Knight Rider: Season Two is presented on DVD in the 1.33:1 full-frame aspect ratio that it was originally televised in during the 1983-1984 season. Universal Home Video has delivered several quality video transfers for older television programs with releases such as Miami Vice, Buck Rogers In the 21st Century, and Battlestar Galactica to name just a few, and this set continues that trend. A few instances of grain and blemishes occur occasionally and at times the picture seems a little dark or murky, but it is more of a problem with the film stock and the source material than with the transfer to DVD itself. This is probably the best the series has ever looked in any format or televised presentation, and while naturally not on par with recently made television programs, a very good video transfer overall.

Knight Rider: Season Two
Knight Rider: Season Two contains a single Dolby Digital Mono 2.0 audio track in English with optional English, French and Spanish subtitles. While there is little to complain about with the audio, there is also little to rave about it either. There are no major problems with it and it’s perfectly adequate in emulating the experience of watching the series as it aired over twenty years ago, but at the same time it would have been nice to hear the show’s signature theme music in 5.1 or, at the very least, in stereo. This isn’t exactly an audio track to show off your home theatre system with, but it does its job all the same and doesn’t detract from the viewing experience either.

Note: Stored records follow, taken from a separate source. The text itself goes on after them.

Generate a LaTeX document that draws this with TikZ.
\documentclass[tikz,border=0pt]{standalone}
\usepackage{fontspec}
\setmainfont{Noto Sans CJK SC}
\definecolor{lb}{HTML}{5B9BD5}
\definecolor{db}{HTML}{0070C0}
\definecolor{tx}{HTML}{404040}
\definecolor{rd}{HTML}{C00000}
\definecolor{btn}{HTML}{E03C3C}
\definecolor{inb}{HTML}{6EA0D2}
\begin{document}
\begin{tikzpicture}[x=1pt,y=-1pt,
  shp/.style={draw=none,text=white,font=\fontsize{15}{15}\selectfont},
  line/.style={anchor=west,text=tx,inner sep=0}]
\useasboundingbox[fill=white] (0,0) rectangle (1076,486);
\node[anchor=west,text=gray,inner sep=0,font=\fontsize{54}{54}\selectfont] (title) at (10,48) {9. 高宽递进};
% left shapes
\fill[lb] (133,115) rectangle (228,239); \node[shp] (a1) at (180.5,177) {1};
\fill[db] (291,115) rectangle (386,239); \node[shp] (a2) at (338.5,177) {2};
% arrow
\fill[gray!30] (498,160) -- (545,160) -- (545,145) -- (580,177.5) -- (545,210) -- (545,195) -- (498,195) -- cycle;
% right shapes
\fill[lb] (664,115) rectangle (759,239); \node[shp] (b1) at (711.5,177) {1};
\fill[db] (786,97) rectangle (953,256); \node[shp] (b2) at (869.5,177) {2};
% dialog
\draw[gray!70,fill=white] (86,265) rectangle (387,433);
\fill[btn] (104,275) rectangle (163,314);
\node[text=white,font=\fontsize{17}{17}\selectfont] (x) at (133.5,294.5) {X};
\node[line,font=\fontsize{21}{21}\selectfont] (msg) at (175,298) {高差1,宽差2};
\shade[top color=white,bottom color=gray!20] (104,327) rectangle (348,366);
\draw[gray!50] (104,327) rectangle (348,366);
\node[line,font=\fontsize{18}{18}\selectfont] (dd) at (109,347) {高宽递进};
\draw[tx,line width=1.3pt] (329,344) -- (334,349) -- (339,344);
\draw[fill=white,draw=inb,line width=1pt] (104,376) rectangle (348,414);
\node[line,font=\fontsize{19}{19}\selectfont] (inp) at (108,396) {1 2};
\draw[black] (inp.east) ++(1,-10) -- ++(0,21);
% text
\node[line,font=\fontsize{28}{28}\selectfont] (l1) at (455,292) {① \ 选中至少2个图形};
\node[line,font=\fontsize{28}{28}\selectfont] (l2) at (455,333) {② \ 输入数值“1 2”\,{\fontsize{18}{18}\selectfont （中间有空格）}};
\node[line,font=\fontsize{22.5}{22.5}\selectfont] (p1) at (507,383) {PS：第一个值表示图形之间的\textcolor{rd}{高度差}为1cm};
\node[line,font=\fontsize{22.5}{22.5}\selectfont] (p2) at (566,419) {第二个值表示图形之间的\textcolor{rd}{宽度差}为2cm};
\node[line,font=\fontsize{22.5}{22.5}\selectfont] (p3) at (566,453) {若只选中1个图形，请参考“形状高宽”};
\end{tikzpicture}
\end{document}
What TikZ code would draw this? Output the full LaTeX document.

Sadly, unlike Knight Rider: Season One before it, the set doesn’t contain any special features save for some trailers on disc one, side A for Universal Season Two releases of The A-Team, Magnum P.I., and Knight Rider itself along with a trailer for Meet the Fockers on DVD.

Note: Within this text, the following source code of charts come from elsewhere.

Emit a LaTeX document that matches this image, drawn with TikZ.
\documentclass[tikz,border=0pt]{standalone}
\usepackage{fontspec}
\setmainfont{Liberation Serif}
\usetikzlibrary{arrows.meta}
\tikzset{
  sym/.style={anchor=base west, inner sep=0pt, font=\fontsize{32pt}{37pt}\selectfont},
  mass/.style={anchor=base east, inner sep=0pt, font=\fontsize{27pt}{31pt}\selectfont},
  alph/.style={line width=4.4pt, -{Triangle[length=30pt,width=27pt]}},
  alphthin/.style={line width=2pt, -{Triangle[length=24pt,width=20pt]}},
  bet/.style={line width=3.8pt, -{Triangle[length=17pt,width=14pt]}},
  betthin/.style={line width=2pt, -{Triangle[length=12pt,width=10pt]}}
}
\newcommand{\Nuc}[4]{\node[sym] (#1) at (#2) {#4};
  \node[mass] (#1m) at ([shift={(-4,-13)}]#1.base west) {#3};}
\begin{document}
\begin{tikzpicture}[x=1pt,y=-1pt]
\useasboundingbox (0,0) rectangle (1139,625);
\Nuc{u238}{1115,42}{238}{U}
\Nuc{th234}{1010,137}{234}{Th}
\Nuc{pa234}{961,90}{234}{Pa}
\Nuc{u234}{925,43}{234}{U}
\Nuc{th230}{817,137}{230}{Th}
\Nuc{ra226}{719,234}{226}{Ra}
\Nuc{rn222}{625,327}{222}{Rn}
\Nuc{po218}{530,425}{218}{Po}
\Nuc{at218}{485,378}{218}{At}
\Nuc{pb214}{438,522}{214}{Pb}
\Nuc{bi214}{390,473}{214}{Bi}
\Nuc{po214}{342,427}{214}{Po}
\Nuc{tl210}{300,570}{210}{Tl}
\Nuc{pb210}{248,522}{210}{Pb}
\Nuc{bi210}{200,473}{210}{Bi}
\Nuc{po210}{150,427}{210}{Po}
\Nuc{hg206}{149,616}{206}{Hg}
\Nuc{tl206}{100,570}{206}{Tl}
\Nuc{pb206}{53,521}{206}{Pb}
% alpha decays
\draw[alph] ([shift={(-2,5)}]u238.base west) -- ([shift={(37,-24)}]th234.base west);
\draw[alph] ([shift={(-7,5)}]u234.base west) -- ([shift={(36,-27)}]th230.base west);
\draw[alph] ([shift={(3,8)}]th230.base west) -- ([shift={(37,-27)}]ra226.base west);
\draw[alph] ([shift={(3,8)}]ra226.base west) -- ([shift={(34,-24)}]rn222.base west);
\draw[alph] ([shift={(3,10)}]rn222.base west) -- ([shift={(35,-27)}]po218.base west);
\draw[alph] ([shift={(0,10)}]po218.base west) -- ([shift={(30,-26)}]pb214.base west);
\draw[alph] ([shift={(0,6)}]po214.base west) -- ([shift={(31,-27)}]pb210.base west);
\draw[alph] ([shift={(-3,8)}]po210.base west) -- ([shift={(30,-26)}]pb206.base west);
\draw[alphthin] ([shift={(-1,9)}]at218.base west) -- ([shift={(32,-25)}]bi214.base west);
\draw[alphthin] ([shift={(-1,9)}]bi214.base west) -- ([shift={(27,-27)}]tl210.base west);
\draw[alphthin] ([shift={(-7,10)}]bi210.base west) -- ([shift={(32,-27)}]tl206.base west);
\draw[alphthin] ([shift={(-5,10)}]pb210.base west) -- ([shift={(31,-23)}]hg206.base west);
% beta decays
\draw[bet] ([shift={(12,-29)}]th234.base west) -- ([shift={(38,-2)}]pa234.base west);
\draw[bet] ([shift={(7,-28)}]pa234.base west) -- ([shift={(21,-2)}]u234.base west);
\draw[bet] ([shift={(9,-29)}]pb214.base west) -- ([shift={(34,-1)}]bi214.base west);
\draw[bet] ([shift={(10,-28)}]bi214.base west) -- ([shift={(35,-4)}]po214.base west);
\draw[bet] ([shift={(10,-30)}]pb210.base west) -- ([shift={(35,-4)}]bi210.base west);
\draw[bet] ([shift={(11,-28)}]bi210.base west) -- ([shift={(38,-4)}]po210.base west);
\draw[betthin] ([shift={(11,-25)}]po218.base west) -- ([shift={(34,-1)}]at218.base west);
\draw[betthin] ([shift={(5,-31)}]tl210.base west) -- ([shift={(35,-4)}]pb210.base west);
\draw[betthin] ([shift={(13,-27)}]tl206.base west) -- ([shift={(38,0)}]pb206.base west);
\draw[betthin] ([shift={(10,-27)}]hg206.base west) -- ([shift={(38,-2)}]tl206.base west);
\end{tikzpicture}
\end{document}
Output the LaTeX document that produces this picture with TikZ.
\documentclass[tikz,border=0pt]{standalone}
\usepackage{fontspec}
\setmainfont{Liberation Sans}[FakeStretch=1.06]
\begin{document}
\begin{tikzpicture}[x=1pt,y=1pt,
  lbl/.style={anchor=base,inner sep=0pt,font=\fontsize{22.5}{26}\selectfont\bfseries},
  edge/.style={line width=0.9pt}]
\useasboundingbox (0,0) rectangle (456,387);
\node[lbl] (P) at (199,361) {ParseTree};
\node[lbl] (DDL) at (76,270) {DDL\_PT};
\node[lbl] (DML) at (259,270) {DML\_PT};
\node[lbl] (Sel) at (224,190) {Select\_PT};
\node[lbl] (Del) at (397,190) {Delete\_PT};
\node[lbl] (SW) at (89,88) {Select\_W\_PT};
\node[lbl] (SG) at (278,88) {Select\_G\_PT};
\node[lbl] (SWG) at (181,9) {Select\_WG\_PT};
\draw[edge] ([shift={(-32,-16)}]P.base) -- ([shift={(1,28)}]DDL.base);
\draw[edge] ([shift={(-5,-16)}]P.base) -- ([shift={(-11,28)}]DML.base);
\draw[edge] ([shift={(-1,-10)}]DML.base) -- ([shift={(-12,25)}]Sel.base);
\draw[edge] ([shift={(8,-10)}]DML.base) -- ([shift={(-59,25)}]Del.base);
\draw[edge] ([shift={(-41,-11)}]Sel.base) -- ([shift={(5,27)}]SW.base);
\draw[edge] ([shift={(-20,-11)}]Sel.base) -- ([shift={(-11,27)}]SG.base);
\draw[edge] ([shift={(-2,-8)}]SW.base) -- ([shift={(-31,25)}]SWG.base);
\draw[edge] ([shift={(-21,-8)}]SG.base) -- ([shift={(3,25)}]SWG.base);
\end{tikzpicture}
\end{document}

Universal did, however, abandon the digipak design and replaced it with three THINpak DVD cases for the set’s three, dual-layered, double-sided discs which is much better for disc care and hold up over time better than the usual digipak packaging. The only real disappointment in the packaging is the inclusion of three, DVD-18 discs instead of a six, DVD-9 discs for the set, which would have given the package maximum protection from wear and tear, but at least they got it halfway right this time.

Universal has also kept their nice, animated menu systems intact with this release, which features a play all feature on each disc, sub menus for each episode with chapter stops, and a synopsis of each episode as well. Too many times television programs on DVD miss the most basic of options on their menus, such as a menu for chapter stops, and it’s great that Universal does so for their releases and has continued to not cut corners in this regard.

Knight Rider: Season Two
Knight Rider: Season Two is a fun ride for anyone looking for a way to hitchhike back to the early ‘80s in T.V. Land, and while the show, its plots, and its gimmicks may seem fairly outdated by today’s standards, it still has enough energy and excitement to pull it through. Universal Home Video’s treatment of the series continues to be decent with good video and audio, but I was a little let down by the lack of extras in this set, especially when held in comparison to Knight Rider: Season One. Overall, if you’re like me and grew up with the series you are more than likely going to take a kinder and less cynical stance on the series and this DVD set than someone viewing the program for the first time, but this release really isn’t for those people anyway so pop it in and enjoy.